In a remarkable interview with the Spanish magazine Scherzo, the sought-after Birmingham conductor Mirga Gražinytė-Tyla gives her view on serious topical issues.
– ‘My brother, studying composition in Vilnius, says there are more and more boys and men suffering under gender discrimination. Let us be careful not to forget them while focussing on the goal of giving the appropriate opportunities to girls and women. And let us move towards the inner culture where gender issues will not decide on the questions of happiness.’

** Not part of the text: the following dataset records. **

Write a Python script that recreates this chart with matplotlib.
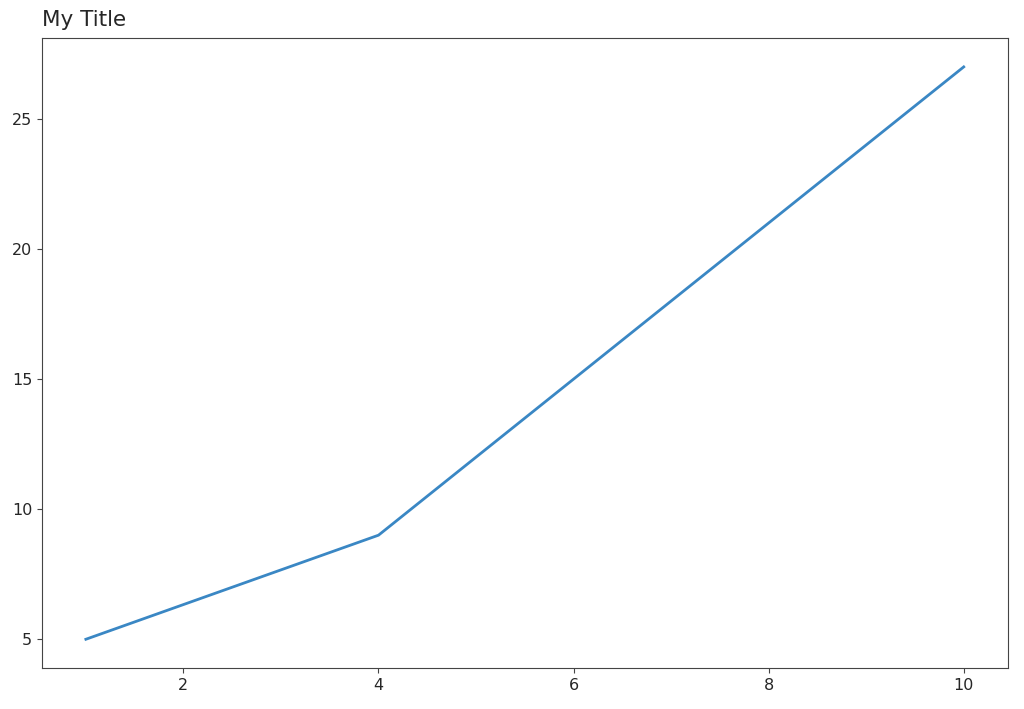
import matplotlib
matplotlib.use('Agg')
import matplotlib.pyplot as plt

# Datos
x_vals = [1, 4, 10]
y_vals = [5, 9, 27]
title = 'My Title'

plt.rcParams['text.color'] = '#262626'
plt.rcParams['xtick.labelcolor'] = '#262626'
plt.rcParams['ytick.labelcolor'] = '#262626'

fig = plt.figure(figsize=(10.24, 7.09), dpi=100)
ax = fig.add_axes([0.041, 0.058, 0.943, 0.888])
ax.plot(x_vals, y_vals, color='#3a87c4', linewidth=2)
ax.set_title(title, loc='left', fontsize=15.5, pad=9)
ax.tick_params(labelsize=11.5, color='#444444')
for s in ax.spines.values():
    s.set_color('#444444')
fig.savefig('out.png', dpi=100)
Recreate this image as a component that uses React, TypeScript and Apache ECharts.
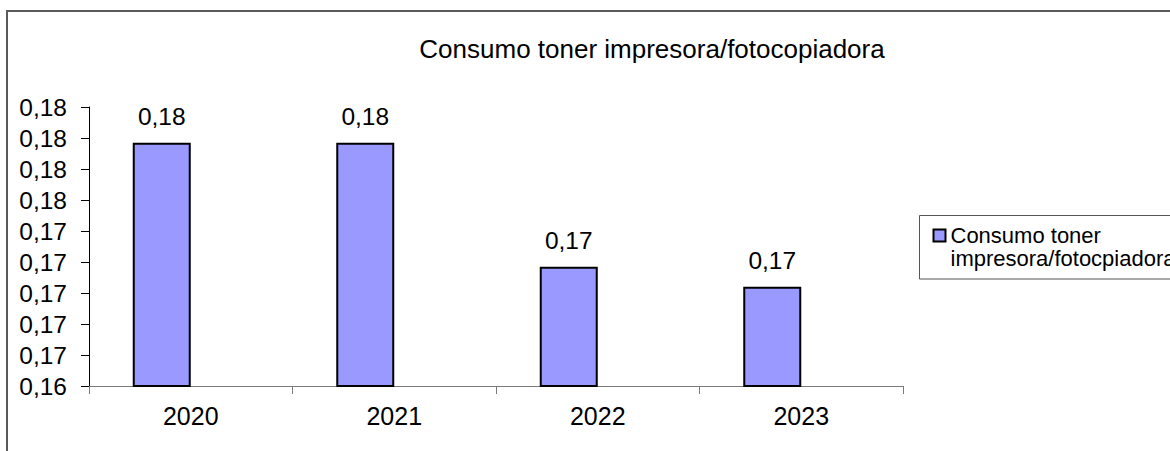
import React, { useEffect, useRef } from 'react';
import * as echarts from 'echarts';

const categories = ['2020', '2021', '2022', '2023'];
const consumo = [0.1797, 0.1797, 0.1717, 0.1704];
const emptySeries = [null, null, null, null];
const yMin = 0.164;
const yMax = 0.182;
const yStep = 0.002;
const titleText = 'Consumo toner impresora/fotocopiadora';
const seriesName = 'Consumo toner impresora/fotocpiadora';

const FONT = "'Liberation Sans', Arial, Helvetica, sans-serif";
const fmt = (v: number) => v.toFixed(2).replace('.', ',');

export default function App() {
  const ref = useRef<HTMLDivElement>(null);
  useEffect(() => {
    if (!ref.current) return;
    const chart = echarts.init(ref.current, undefined, { renderer: 'svg' });
    chart.setOption({
      animation: false,
      backgroundColor: '#ffffff',
      textStyle: { fontFamily: FONT },
      title: {
        text: titleText,
        left: 652,
        top: 35.5,
        textAlign: 'center',
        padding: 0,
        textStyle: { fontFamily: FONT, fontSize: 26, fontWeight: 'normal', color: '#000' },
      },
      graphic: [
        {
          type: 'rect',
          silent: true,
          shape: { x: 7, y: 11, width: 1300, height: 600 },
          style: { fill: 'none', stroke: '#5a5a5a', lineWidth: 2 },
          z: -10,
        },
        {
          type: 'rect',
          silent: true,
          shape: { x: 919.5, y: 215.5, width: 400, height: 63.5 },
          style: { fill: '#fff', stroke: '#555', lineWidth: 1 },
          z: -5,
        },
      ],
      legend: {
        data: [seriesName],
        orient: 'vertical',
        left: 932.5,
        top: 201.75,
        padding: 0,
        itemWidth: 12,
        itemHeight: 12,
        itemGap: 0,
        icon: 'rect',
        itemStyle: { color: '#9999FF', borderColor: '#000', borderWidth: 2 },
        formatter: (name: string) => '\u00a0\n' + name.replace(' impresora', '\nimpresora'),
        textStyle: {
          fontFamily: FONT,
          fontSize: 22,
          color: '#000',
          lineHeight: 22.5,
        },
        z: 10,
      },
      grid: { left: 89, right: 267, top: 107, bottom: 65, containLabel: false },
      xAxis: {
        type: 'category',
        data: categories,
        axisLine: { lineStyle: { color: '#7a7a7a', width: 1 } },
        axisTick: { show: true, inside: false, length: 8, alignWithLabel: false, lineStyle: { color: '#7a7a7a' } },
        axisLabel: { margin: 17.5, fontFamily: FONT, fontSize: 25, color: '#000' },
        splitLine: { show: false },
      },
      yAxis: {
        type: 'value',
        min: yMin,
        max: yMax,
        interval: yStep,
        axisLine: { show: true, lineStyle: { color: '#000', width: 1 } },
        axisTick: { show: true, inside: false, length: 8, lineStyle: { color: '#000' } },
        axisLabel: { margin: 22, fontFamily: FONT, fontSize: 24.5, color: '#000', formatter: (v: number) => fmt(v) },
        splitLine: { show: false },
      },
      series: [
        {
          name: seriesName,
          type: 'bar',
          data: consumo,
          barWidth: 58,
          barGap: '0%',
          itemStyle: { color: '#9999FF', borderColor: '#000', borderWidth: 2 },
          label: {
            show: true,
            position: 'top',
            distance: 14,
            fontFamily: FONT,
            fontSize: 24.5,
            color: '#000',
            formatter: (p: any) => fmt(p.value),
          },
        },
        {
          name: 'placeholder',
          type: 'bar',
          data: emptySeries,
          barWidth: 58,
          barGap: '0%',
          silent: true,
          itemStyle: { color: 'transparent' },
        },
      ],
    });
    return () => chart.dispose();
  }, []);
  return <div ref={ref} style={{ position: 'fixed', left: 0, top: 0, width: 1170, height: 451 }} />;
}
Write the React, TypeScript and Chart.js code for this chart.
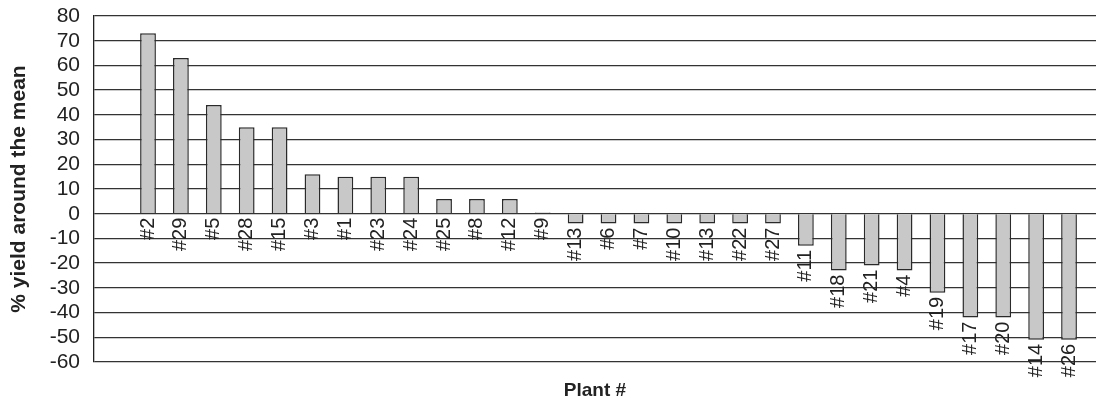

– ‘Mieczyslaw Weinberg’s music has already become central repertoire for me. I feel it is connected to a story, a culture and a mentality that, in a way, is closer to me than the German or the British. I mean, the Jewish history of Lithuania is very painful. And we also have in my country Russian and Polish influence, such as the Catholic religion. That sets us apart from Latvia, which is Protestant and more connected to German culture. In the music of Weinberg there are moments of great darkness, with those pedals on the underside, reminiscent of the winters in Lithuania. And then there are others completely luminous that seem to evoke to the month of June in my country, when everything is bathed in an idealistic light. But to recover Weinberg’s music I think is a task and a joy for a lifetime. It has so many incredibly wonderful scores, challenging, enriching, and full of a fascinating creativity. In addition, most are still unknown to me. It is such an immense a catalogue [26 symphonies and 7 operas, apart from concerts, ballets, cantatas and scores for cinema, theatre or circus]. I think we are on the threshold of a discovery similar to that of Bach in the nineteenth and Mahler in the twentieth. In fact, many Weinberg’s works (not all of them, of course) are very related to the catastrophes of the twentieth century and tells or reflects them. It is possible to learn a lot about that specific period of our history listening to his music. But you can also to find thoughts absolutely suitable for today.’